### Data for the task
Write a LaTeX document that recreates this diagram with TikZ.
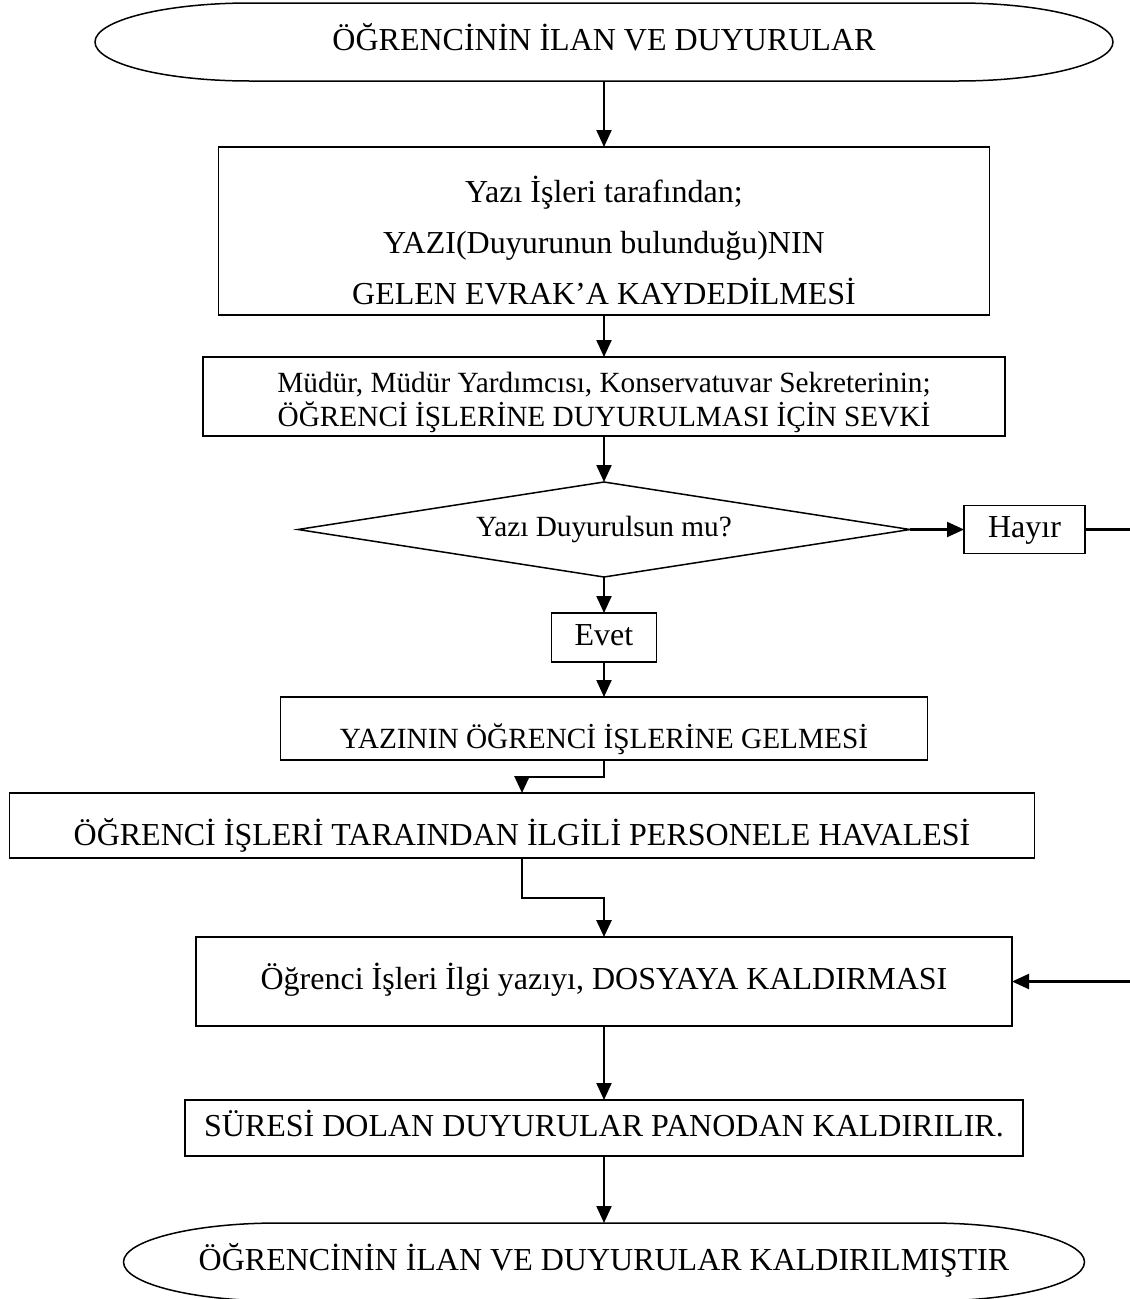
\documentclass[tikz,border=0pt]{standalone}
\usepackage{fontspec}
\setmainfont{Liberation Serif}
\usetikzlibrary{arrows.meta,positioning,shapes.geometric}

\newcommand{\bigtxt}{\fontsize{32}{37}\selectfont}
\newcommand{\smalltxt}{\fontsize{29.3}{34}\selectfont}

\begin{document}
\begin{tikzpicture}[x=1pt,y=-1pt,->,>={Triangle[length=17pt,width=15pt]},
                    line width=2.2pt,every node/.style={outer sep=0pt},
                    frame/.style={draw,rectangle,line width=1.5pt,inner sep=0pt,font=\bigtxt},
                    box/.style={frame,text height=24pt,text depth=8pt},
                    small/.style={font=\smalltxt},
                    lowtext/.style={text height=46pt,text depth=6pt},
                    term/.style={rectangle,inner sep=0pt,minimum height=78pt,font=\bigtxt,
                                 text height=24pt,text depth=8pt},
                    decision/.style={draw,diamond,aspect=6.44,line width=1.5pt,
                                     inner sep=0pt,font=\smalltxt},
                    elbow/.style={line width=2.8pt}]

  \useasboundingbox (0,0) rectangle (1130,1299);

  \node[term,minimum width=1018pt] (start) at (604,42) {ÖĞRENCİNİN İLAN VE DUYURULAR};
  \node[frame,align=center,font=\fontsize{32}{51}\selectfont,
        minimum width=771pt,minimum height=168pt] (kayit) [below=66pt of start]
        {\rule{0pt}{45pt}Yazı İşleri tarafından;\\
         YAZI(Duyurunun bulunduğu)NIN\\
         GELEN EVRAK’A KAYDEDİLMESİ};
  \node[frame,small,align=center,minimum width=802pt,minimum height=79pt] (sevk) [below=42pt of kayit]
        {\rule{0pt}{32pt}Müdür, Müdür Yardımcısı, Konservatuvar Sekreterinin;\\
         ÖĞRENCİ İŞLERİNE DUYURULMASI İÇİN SEVKİ};
  \node[decision,minimum width=612pt,minimum height=95pt] (karar) [below=46pt of sevk] {Yazı Duyurulsun mu?};
  \node[box,minimum width=121pt,minimum height=48pt] (hayir) [right=54pt of karar] {Hayır};
  \node[box,minimum width=105pt,minimum height=49pt] (evet)  [below=36pt of karar] {Evet};
  \node[box,small,lowtext,minimum width=647pt,minimum height=63pt] (gelme) [below=35pt of evet]
        {YAZININ ÖĞRENCİ İŞLERİNE GELMESİ};
  \node[box,lowtext,minimum width=1025pt,minimum height=65pt] (havale) [below=33pt of gelme,xshift=-82pt]
        {ÖĞRENCİ İŞLERİ TARAINDAN İLGİLİ PERSONELE HAVALESİ};
  \node[box,minimum width=816pt,minimum height=89pt] (dosya) [below=177pt of gelme]
        {Öğrenci İşleri İlgi yazıyı, DOSYAYA KALDIRMASI};
  \node[box,minimum width=838pt,minimum height=56pt] (pano) [below=74pt of dosya]
        {SÜRESİ DOLAN DUYURULAR PANODAN KALDIRILIR.};
  \node[term,minimum width=961pt] (bitis) [below=67pt of pano]
        {ÖĞRENCİNİN İLAN VE DUYURULAR KALDIRILMIŞTIR};

  \foreach \n in {start,bitis}
    \draw[-,line width=1.5pt] ([xshift=155pt]\n.north west) -- ([xshift=-155pt]\n.north east)
      arc[start angle=90,end angle=-90,x radius=155pt,y radius=39pt]
      -- ([xshift=155pt]\n.south west)
      arc[start angle=270,end angle=90,x radius=155pt,y radius=39pt] -- cycle;

  \path (start) edge (kayit)
        (kayit) edge (sevk)
        (sevk)  edge (karar)
        (karar) edge (hayir)
        (karar) edge (evet)
        (evet)  edge (gelme)
        (dosya) edge (pano)
        (pano)  edge (bitis);

  \draw[elbow] (gelme.south) -- ++(0,17) -| (havale.north);
  \draw[elbow] (havale.south) -- ++(0,40) -| (dosya.north);
  \draw (hayir.east) -- ++(60,0) |- (dosya.east);
\end{tikzpicture}
\end{document}
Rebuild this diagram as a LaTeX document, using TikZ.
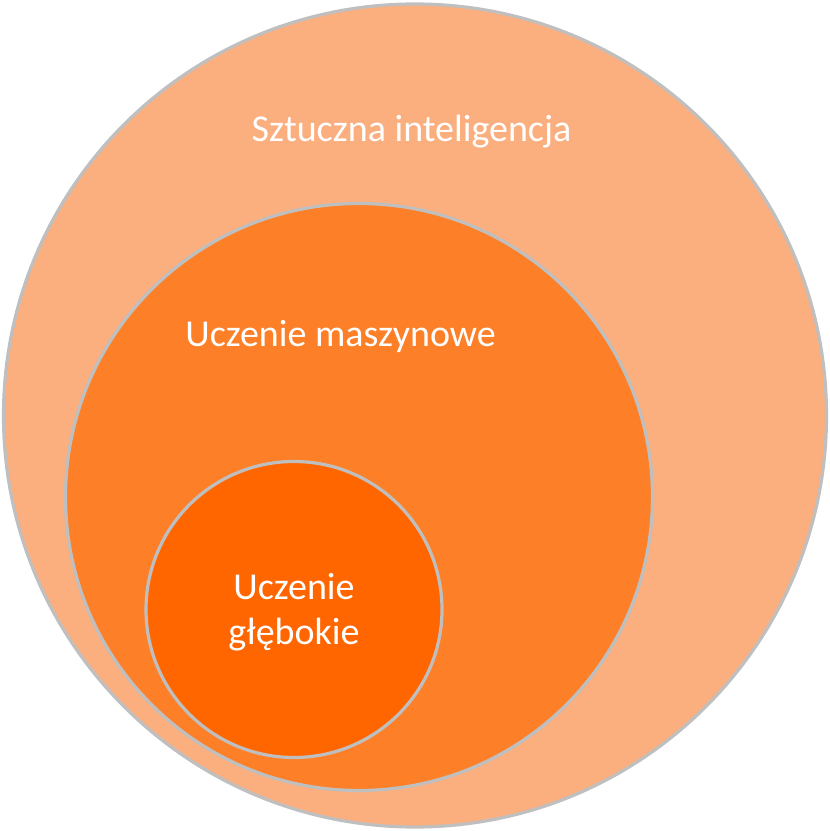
\documentclass[tikz,border=0pt]{standalone}
\usepackage{fontspec}
\setmainfont{Carlito}
\definecolor{aiC}{HTML}{FBAE7E}
\definecolor{mlC}{HTML}{FD7F27}
\definecolor{dlC}{HTML}{FF6600}
\definecolor{rimC}{HTML}{BFBFBF}
\tikzset{
  ring/.style={circle, draw=rimC, line width=3.2pt, inner sep=0pt, outer sep=0pt},
  lbl/.style={text=white, font=\fontsize{38}{45}\selectfont, inner sep=0pt, anchor=base, align=center}
}
\begin{document}
\begin{tikzpicture}[x=1pt,y=1pt]
\useasboundingbox (0,0) rectangle (830,831);
\node[ring, fill=aiC, minimum size=823pt] (ai) at (415,415.5) {};
\node[ring, fill=mlC, minimum size=587pt] (ml) at (359,334) {};
\node[ring, fill=dlC, minimum size=296pt] (dl) at (294,221.5) {};
\node[lbl] (tai) at (411.5,689) {Sztuczna inteligencja};
\node[lbl] (tml) at (340.5,484) {Uczenie maszynowe};
\node[lbl] (tdl1) at (294,231) {Uczenie};
\node[lbl] (tdl2) at (294,186) {głębokie};
\end{tikzpicture}
\end{document}
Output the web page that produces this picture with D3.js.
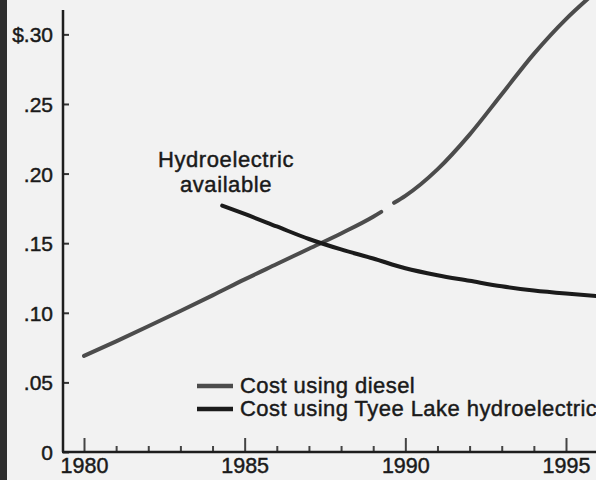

### Directions for this task
Reproduce the full listing above verbatim, with no pictures included.

### Written response
Write a LaTeX document that recreates this diagram with TikZ.
\documentclass[tikz,border=0pt]{standalone}
\usepackage{fontspec}
\setmainfont{Liberation Serif}
\usetikzlibrary{arrows.meta,positioning,shapes.geometric}

\newcommand{\bigtxt}{\fontsize{32}{37}\selectfont}
\newcommand{\smalltxt}{\fontsize{29.3}{34}\selectfont}

\begin{document}
\begin{tikzpicture}[x=1pt,y=-1pt,->,>={Triangle[length=17pt,width=15pt]},
                    line width=2.2pt,every node/.style={outer sep=0pt},
                    frame/.style={draw,rectangle,line width=1.5pt,inner sep=0pt,font=\bigtxt},
                    box/.style={frame,text height=24pt,text depth=8pt},
                    small/.style={font=\smalltxt},
                    lowtext/.style={text height=46pt,text depth=6pt},
                    term/.style={rectangle,inner sep=0pt,minimum height=78pt,font=\bigtxt,
                                 text height=24pt,text depth=8pt},
                    decision/.style={draw,diamond,aspect=6.44,line width=1.5pt,
                                     inner sep=0pt,font=\smalltxt},
                    elbow/.style={line width=2.8pt}]

  \useasboundingbox (0,0) rectangle (1130,1299);

  \node[term,minimum width=1018pt] (start) at (604,42) {ÖĞRENCİNİN İLAN VE DUYURULAR};
  \node[frame,align=center,font=\fontsize{32}{51}\selectfont,
        minimum width=771pt,minimum height=168pt] (kayit) [below=66pt of start]
        {\rule{0pt}{45pt}Yazı İşleri tarafından;\\
         YAZI(Duyurunun bulunduğu)NIN\\
         GELEN EVRAK’A KAYDEDİLMESİ};
  \node[frame,small,align=center,minimum width=802pt,minimum height=79pt] (sevk) [below=42pt of kayit]
        {\rule{0pt}{32pt}Müdür, Müdür Yardımcısı, Konservatuvar Sekreterinin;\\
         ÖĞRENCİ İŞLERİNE DUYURULMASI İÇİN SEVKİ};
  \node[decision,minimum width=612pt,minimum height=95pt] (karar) [below=46pt of sevk] {Yazı Duyurulsun mu?};
  \node[box,minimum width=121pt,minimum height=48pt] (hayir) [right=54pt of karar] {Hayır};
  \node[box,minimum width=105pt,minimum height=49pt] (evet)  [below=36pt of karar] {Evet};
  \node[box,small,lowtext,minimum width=647pt,minimum height=63pt] (gelme) [below=35pt of evet]
        {YAZININ ÖĞRENCİ İŞLERİNE GELMESİ};
  \node[box,lowtext,minimum width=1025pt,minimum height=65pt] (havale) [below=33pt of gelme,xshift=-82pt]
        {ÖĞRENCİ İŞLERİ TARAINDAN İLGİLİ PERSONELE HAVALESİ};
  \node[box,minimum width=816pt,minimum height=89pt] (dosya) [below=177pt of gelme]
        {Öğrenci İşleri İlgi yazıyı, DOSYAYA KALDIRMASI};
  \node[box,minimum width=838pt,minimum height=56pt] (pano) [below=74pt of dosya]
        {SÜRESİ DOLAN DUYURULAR PANODAN KALDIRILIR.};
  \node[term,minimum width=961pt] (bitis) [below=67pt of pano]
        {ÖĞRENCİNİN İLAN VE DUYURULAR KALDIRILMIŞTIR};

  \foreach \n in {start,bitis}
    \draw[-,line width=1.5pt] ([xshift=155pt]\n.north west) -- ([xshift=-155pt]\n.north east)
      arc[start angle=90,end angle=-90,x radius=155pt,y radius=39pt]
      -- ([xshift=155pt]\n.south west)
      arc[start angle=270,end angle=90,x radius=155pt,y radius=39pt] -- cycle;

  \path (start) edge (kayit)
        (kayit) edge (sevk)
        (sevk)  edge (karar)
        (karar) edge (hayir)
        (karar) edge (evet)
        (evet)  edge (gelme)
        (dosya) edge (pano)
        (pano)  edge (bitis);

  \draw[elbow] (gelme.south) -- ++(0,17) -| (havale.north);
  \draw[elbow] (havale.south) -- ++(0,40) -| (dosya.north);
  \draw (hayir.east) -- ++(60,0) |- (dosya.east);
\end{tikzpicture}
\end{document}
Rebuild this diagram as a LaTeX document, using TikZ.
\documentclass[tikz,border=0pt]{standalone}
\usepackage{fontspec}
\setmainfont{Carlito}
\definecolor{aiC}{HTML}{FBAE7E}
\definecolor{mlC}{HTML}{FD7F27}
\definecolor{dlC}{HTML}{FF6600}
\definecolor{rimC}{HTML}{BFBFBF}
\tikzset{
  ring/.style={circle, draw=rimC, line width=3.2pt, inner sep=0pt, outer sep=0pt},
  lbl/.style={text=white, font=\fontsize{38}{45}\selectfont, inner sep=0pt, anchor=base, align=center}
}
\begin{document}
\begin{tikzpicture}[x=1pt,y=1pt]
\useasboundingbox (0,0) rectangle (830,831);
\node[ring, fill=aiC, minimum size=823pt] (ai) at (415,415.5) {};
\node[ring, fill=mlC, minimum size=587pt] (ml) at (359,334) {};
\node[ring, fill=dlC, minimum size=296pt] (dl) at (294,221.5) {};
\node[lbl] (tai) at (411.5,689) {Sztuczna inteligencja};
\node[lbl] (tml) at (340.5,484) {Uczenie maszynowe};
\node[lbl] (tdl1) at (294,231) {Uczenie};
\node[lbl] (tdl2) at (294,186) {głębokie};
\end{tikzpicture}
\end{document}
Output the web page that produces this picture with D3.js.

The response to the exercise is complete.